• Directive: All lines featuring the string "LaTeX" are to be listed.

• Given records:

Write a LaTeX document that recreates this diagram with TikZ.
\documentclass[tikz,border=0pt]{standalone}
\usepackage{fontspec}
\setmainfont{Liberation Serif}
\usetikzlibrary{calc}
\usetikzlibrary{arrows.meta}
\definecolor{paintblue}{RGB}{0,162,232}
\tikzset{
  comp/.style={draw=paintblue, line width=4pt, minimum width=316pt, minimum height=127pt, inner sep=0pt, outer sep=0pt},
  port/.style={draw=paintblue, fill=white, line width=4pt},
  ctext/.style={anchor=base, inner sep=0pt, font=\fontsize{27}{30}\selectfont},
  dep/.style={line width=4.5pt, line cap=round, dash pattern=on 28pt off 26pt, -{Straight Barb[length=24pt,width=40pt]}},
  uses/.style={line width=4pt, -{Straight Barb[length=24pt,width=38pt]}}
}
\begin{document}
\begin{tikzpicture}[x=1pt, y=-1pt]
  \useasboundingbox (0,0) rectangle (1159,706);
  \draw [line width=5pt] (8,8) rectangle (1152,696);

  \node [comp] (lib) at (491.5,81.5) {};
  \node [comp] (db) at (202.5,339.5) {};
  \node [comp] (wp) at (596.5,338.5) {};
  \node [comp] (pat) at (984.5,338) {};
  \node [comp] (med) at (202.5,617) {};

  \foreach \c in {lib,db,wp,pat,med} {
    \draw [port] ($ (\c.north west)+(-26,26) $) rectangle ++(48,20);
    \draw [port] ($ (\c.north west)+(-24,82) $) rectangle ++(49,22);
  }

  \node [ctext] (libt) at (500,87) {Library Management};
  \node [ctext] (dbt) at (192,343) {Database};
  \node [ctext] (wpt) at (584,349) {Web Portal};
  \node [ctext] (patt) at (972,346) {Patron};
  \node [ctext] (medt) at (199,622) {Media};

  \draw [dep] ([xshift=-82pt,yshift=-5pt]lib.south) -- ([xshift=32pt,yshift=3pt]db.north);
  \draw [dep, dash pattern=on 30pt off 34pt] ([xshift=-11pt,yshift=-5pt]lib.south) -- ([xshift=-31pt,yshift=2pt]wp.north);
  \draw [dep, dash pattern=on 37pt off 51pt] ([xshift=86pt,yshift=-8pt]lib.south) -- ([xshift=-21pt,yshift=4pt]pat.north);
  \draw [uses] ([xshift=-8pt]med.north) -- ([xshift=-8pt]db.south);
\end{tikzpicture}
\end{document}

---

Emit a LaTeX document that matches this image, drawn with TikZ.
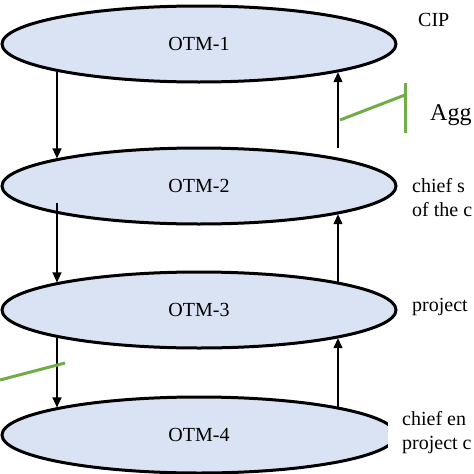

• Response for this exercise:
Write a LaTeX document that recreates this diagram with TikZ.
Emit a LaTeX document that matches this image, drawn with TikZ.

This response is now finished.